WHAT YOU ARE ASKED TO DO
Leave out the pictures and print only the lines from the one with "Output the Python" through the one with "(820, 349, (-0.75, 2.394), 0.962)]", exactly as they are.

RECORDS FOR THIS TASK
* START *

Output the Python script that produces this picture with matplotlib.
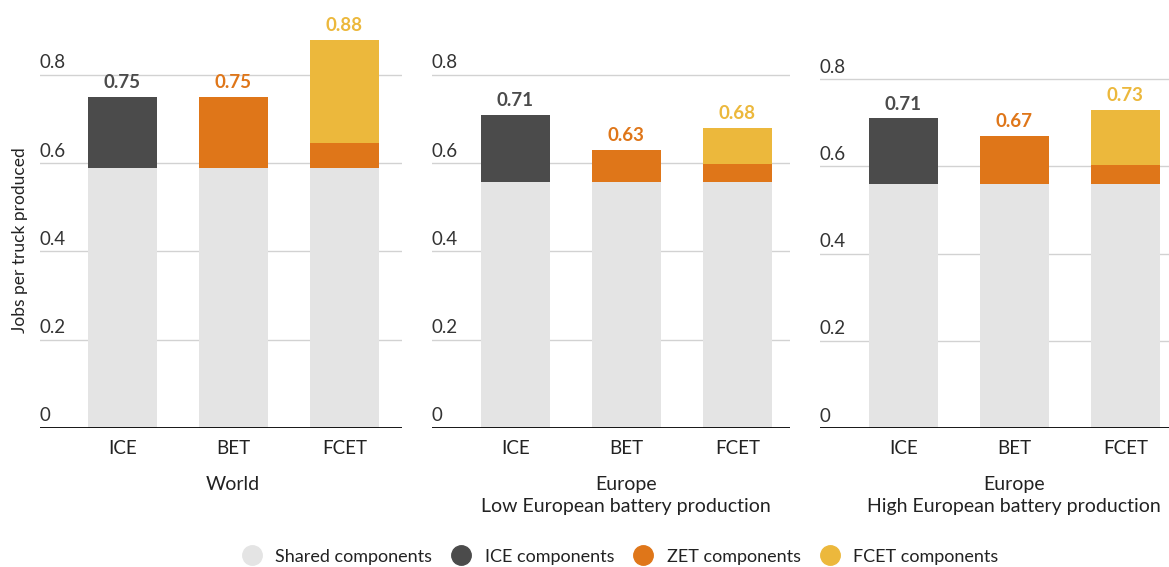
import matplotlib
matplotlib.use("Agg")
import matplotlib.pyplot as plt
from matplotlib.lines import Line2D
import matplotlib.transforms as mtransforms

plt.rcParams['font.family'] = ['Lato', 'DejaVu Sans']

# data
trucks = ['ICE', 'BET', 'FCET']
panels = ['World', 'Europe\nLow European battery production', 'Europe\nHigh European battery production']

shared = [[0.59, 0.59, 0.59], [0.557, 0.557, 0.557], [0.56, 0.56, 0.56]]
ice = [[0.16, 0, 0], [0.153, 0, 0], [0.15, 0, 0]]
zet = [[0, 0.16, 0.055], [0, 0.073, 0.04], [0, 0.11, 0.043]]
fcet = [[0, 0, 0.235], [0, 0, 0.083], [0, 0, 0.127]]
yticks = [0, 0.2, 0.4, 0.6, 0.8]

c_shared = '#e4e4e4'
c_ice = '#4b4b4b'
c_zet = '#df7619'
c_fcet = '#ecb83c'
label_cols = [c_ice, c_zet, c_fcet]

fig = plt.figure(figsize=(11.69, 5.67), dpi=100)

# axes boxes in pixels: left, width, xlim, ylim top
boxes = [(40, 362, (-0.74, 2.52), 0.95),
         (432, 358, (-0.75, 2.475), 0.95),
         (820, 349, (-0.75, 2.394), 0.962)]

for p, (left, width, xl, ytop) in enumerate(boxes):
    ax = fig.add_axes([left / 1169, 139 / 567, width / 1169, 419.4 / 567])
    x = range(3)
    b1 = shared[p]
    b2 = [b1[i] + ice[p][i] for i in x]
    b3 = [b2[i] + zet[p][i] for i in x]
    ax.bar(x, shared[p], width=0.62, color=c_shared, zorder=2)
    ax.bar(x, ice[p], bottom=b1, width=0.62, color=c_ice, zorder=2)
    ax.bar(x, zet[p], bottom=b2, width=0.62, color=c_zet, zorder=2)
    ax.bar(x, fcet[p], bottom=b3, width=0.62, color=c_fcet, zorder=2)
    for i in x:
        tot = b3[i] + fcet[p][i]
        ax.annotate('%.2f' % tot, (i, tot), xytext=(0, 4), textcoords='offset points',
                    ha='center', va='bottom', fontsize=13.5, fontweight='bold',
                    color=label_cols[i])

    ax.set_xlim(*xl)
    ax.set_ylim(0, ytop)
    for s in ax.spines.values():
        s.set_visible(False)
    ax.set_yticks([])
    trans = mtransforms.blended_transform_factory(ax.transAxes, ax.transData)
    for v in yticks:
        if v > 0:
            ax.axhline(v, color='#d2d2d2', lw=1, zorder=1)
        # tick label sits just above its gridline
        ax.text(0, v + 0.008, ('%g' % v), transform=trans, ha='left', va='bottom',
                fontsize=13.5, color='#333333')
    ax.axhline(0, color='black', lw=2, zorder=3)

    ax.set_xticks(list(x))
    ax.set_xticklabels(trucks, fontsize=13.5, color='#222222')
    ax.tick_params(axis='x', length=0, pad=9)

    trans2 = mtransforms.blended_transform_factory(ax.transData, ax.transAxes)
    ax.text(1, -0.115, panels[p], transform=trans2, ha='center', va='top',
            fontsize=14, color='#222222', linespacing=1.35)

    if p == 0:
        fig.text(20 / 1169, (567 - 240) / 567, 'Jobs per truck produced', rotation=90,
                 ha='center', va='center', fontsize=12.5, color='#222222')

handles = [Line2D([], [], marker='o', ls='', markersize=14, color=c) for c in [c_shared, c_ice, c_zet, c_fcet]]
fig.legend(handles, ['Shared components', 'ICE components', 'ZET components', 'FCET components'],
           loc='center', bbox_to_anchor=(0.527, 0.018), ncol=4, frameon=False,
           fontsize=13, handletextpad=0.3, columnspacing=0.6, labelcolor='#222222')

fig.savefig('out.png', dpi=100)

* END *
* START *

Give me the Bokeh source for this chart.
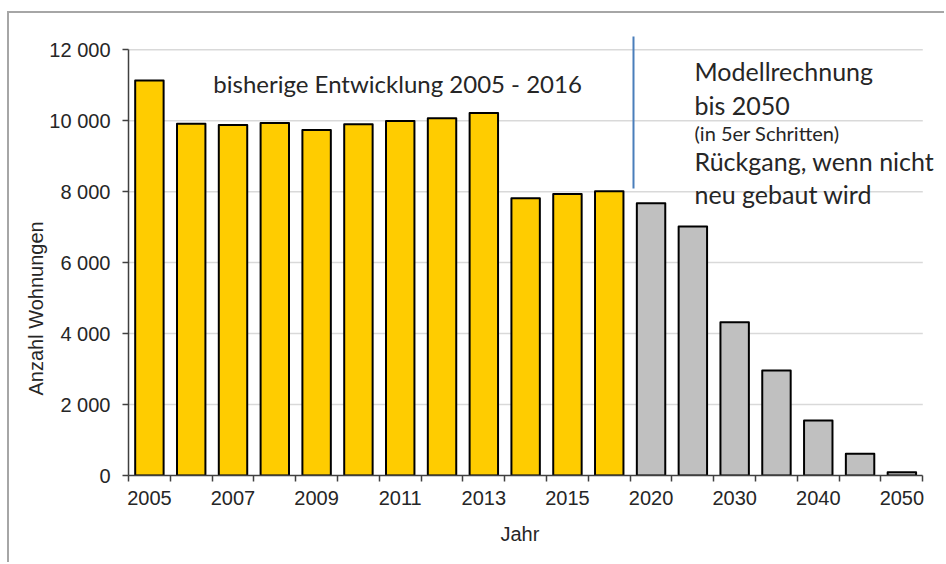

* END *
* START *

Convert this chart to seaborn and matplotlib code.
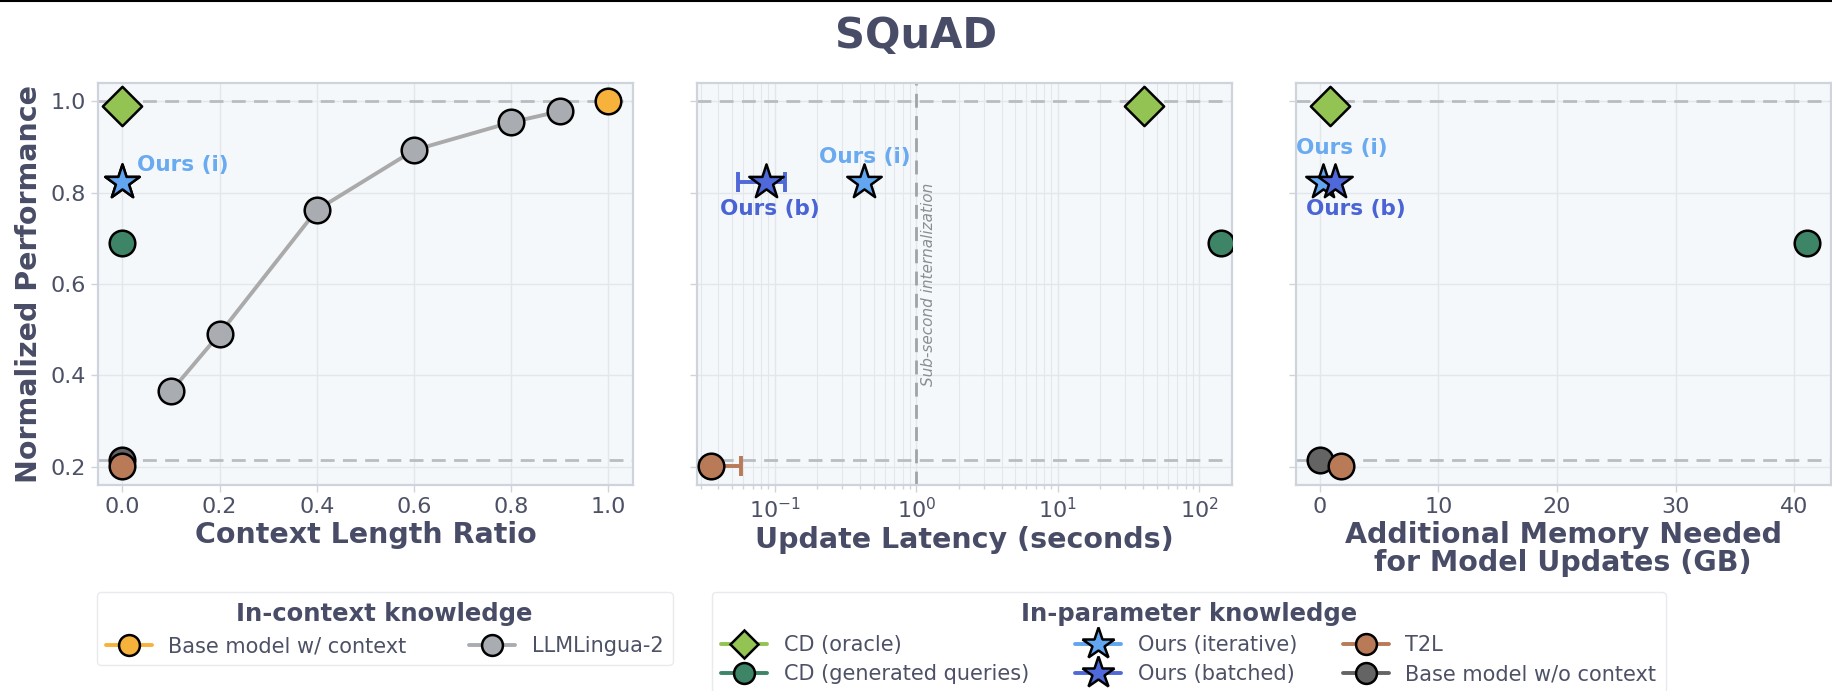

* END *

OUTPUT BELOW
Output the Python script that produces this picture with matplotlib.
import matplotlib
matplotlib.use("Agg")
import matplotlib.pyplot as plt
from matplotlib.lines import Line2D
import matplotlib.transforms as mtransforms

plt.rcParams['font.family'] = ['Lato', 'DejaVu Sans']

# data
trucks = ['ICE', 'BET', 'FCET']
panels = ['World', 'Europe\nLow European battery production', 'Europe\nHigh European battery production']

shared = [[0.59, 0.59, 0.59], [0.557, 0.557, 0.557], [0.56, 0.56, 0.56]]
ice = [[0.16, 0, 0], [0.153, 0, 0], [0.15, 0, 0]]
zet = [[0, 0.16, 0.055], [0, 0.073, 0.04], [0, 0.11, 0.043]]
fcet = [[0, 0, 0.235], [0, 0, 0.083], [0, 0, 0.127]]
yticks = [0, 0.2, 0.4, 0.6, 0.8]

c_shared = '#e4e4e4'
c_ice = '#4b4b4b'
c_zet = '#df7619'
c_fcet = '#ecb83c'
label_cols = [c_ice, c_zet, c_fcet]

fig = plt.figure(figsize=(11.69, 5.67), dpi=100)

# axes boxes in pixels: left, width, xlim, ylim top
boxes = [(40, 362, (-0.74, 2.52), 0.95),
         (432, 358, (-0.75, 2.475), 0.95),
         (820, 349, (-0.75, 2.394), 0.962)]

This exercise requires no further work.